RECORDED DATA:
· · · · · · ·
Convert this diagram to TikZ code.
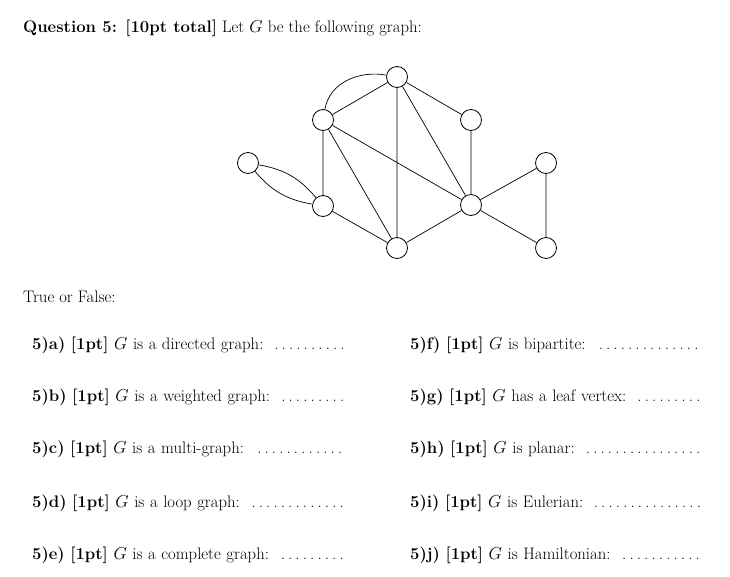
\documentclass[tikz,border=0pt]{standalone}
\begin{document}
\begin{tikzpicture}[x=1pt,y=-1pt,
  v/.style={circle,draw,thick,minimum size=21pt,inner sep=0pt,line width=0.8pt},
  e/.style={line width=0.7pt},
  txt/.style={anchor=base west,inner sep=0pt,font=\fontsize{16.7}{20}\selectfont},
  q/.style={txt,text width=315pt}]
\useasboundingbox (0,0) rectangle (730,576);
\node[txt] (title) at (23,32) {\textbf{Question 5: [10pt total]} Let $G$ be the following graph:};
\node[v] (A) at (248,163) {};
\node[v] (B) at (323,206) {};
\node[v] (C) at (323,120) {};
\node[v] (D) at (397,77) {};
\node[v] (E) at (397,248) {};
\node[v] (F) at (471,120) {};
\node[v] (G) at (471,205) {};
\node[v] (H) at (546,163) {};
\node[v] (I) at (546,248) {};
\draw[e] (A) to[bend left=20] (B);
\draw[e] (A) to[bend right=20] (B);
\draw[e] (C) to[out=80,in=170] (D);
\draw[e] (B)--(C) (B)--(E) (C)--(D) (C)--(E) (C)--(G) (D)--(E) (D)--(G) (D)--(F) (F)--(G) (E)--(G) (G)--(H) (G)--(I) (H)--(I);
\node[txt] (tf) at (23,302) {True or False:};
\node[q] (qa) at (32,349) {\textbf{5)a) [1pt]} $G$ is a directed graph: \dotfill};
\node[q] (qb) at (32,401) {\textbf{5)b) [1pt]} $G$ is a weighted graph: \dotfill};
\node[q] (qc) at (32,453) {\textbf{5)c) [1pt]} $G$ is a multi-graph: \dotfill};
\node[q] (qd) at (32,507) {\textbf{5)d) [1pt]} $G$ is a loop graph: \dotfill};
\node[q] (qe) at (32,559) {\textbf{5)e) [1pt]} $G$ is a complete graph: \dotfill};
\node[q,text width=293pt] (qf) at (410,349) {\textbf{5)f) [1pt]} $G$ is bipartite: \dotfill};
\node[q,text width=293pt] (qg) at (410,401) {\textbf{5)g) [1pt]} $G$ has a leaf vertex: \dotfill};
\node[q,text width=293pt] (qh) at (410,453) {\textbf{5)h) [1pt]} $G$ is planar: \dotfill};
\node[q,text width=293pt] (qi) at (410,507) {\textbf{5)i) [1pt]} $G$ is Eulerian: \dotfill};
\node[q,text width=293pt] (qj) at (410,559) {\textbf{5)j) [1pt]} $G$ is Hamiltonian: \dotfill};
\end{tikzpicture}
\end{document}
· · · · · · ·
JOB:
Take the listing above and print it exactly, apart from the pictures.

EXPECTED OUTPUT:
Convert this diagram to TikZ code.
\documentclass[tikz,border=0pt]{standalone}
\begin{document}
\begin{tikzpicture}[x=1pt,y=-1pt,
  v/.style={circle,draw,thick,minimum size=21pt,inner sep=0pt,line width=0.8pt},
  e/.style={line width=0.7pt},
  txt/.style={anchor=base west,inner sep=0pt,font=\fontsize{16.7}{20}\selectfont},
  q/.style={txt,text width=315pt}]
\useasboundingbox (0,0) rectangle (730,576);
\node[txt] (title) at (23,32) {\textbf{Question 5: [10pt total]} Let $G$ be the following graph:};
\node[v] (A) at (248,163) {};
\node[v] (B) at (323,206) {};
\node[v] (C) at (323,120) {};
\node[v] (D) at (397,77) {};
\node[v] (E) at (397,248) {};
\node[v] (F) at (471,120) {};
\node[v] (G) at (471,205) {};
\node[v] (H) at (546,163) {};
\node[v] (I) at (546,248) {};
\draw[e] (A) to[bend left=20] (B);
\draw[e] (A) to[bend right=20] (B);
\draw[e] (C) to[out=80,in=170] (D);
\draw[e] (B)--(C) (B)--(E) (C)--(D) (C)--(E) (C)--(G) (D)--(E) (D)--(G) (D)--(F) (F)--(G) (E)--(G) (G)--(H) (G)--(I) (H)--(I);
\node[txt] (tf) at (23,302) {True or False:};
\node[q] (qa) at (32,349) {\textbf{5)a) [1pt]} $G$ is a directed graph: \dotfill};
\node[q] (qb) at (32,401) {\textbf{5)b) [1pt]} $G$ is a weighted graph: \dotfill};
\node[q] (qc) at (32,453) {\textbf{5)c) [1pt]} $G$ is a multi-graph: \dotfill};
\node[q] (qd) at (32,507) {\textbf{5)d) [1pt]} $G$ is a loop graph: \dotfill};
\node[q] (qe) at (32,559) {\textbf{5)e) [1pt]} $G$ is a complete graph: \dotfill};
\node[q,text width=293pt] (qf) at (410,349) {\textbf{5)f) [1pt]} $G$ is bipartite: \dotfill};
\node[q,text width=293pt] (qg) at (410,401) {\textbf{5)g) [1pt]} $G$ has a leaf vertex: \dotfill};
\node[q,text width=293pt] (qh) at (410,453) {\textbf{5)h) [1pt]} $G$ is planar: \dotfill};
\node[q,text width=293pt] (qi) at (410,507) {\textbf{5)i) [1pt]} $G$ is Eulerian: \dotfill};
\node[q,text width=293pt] (qj) at (410,559) {\textbf{5)j) [1pt]} $G$ is Hamiltonian: \dotfill};
\end{tikzpicture}
\end{document}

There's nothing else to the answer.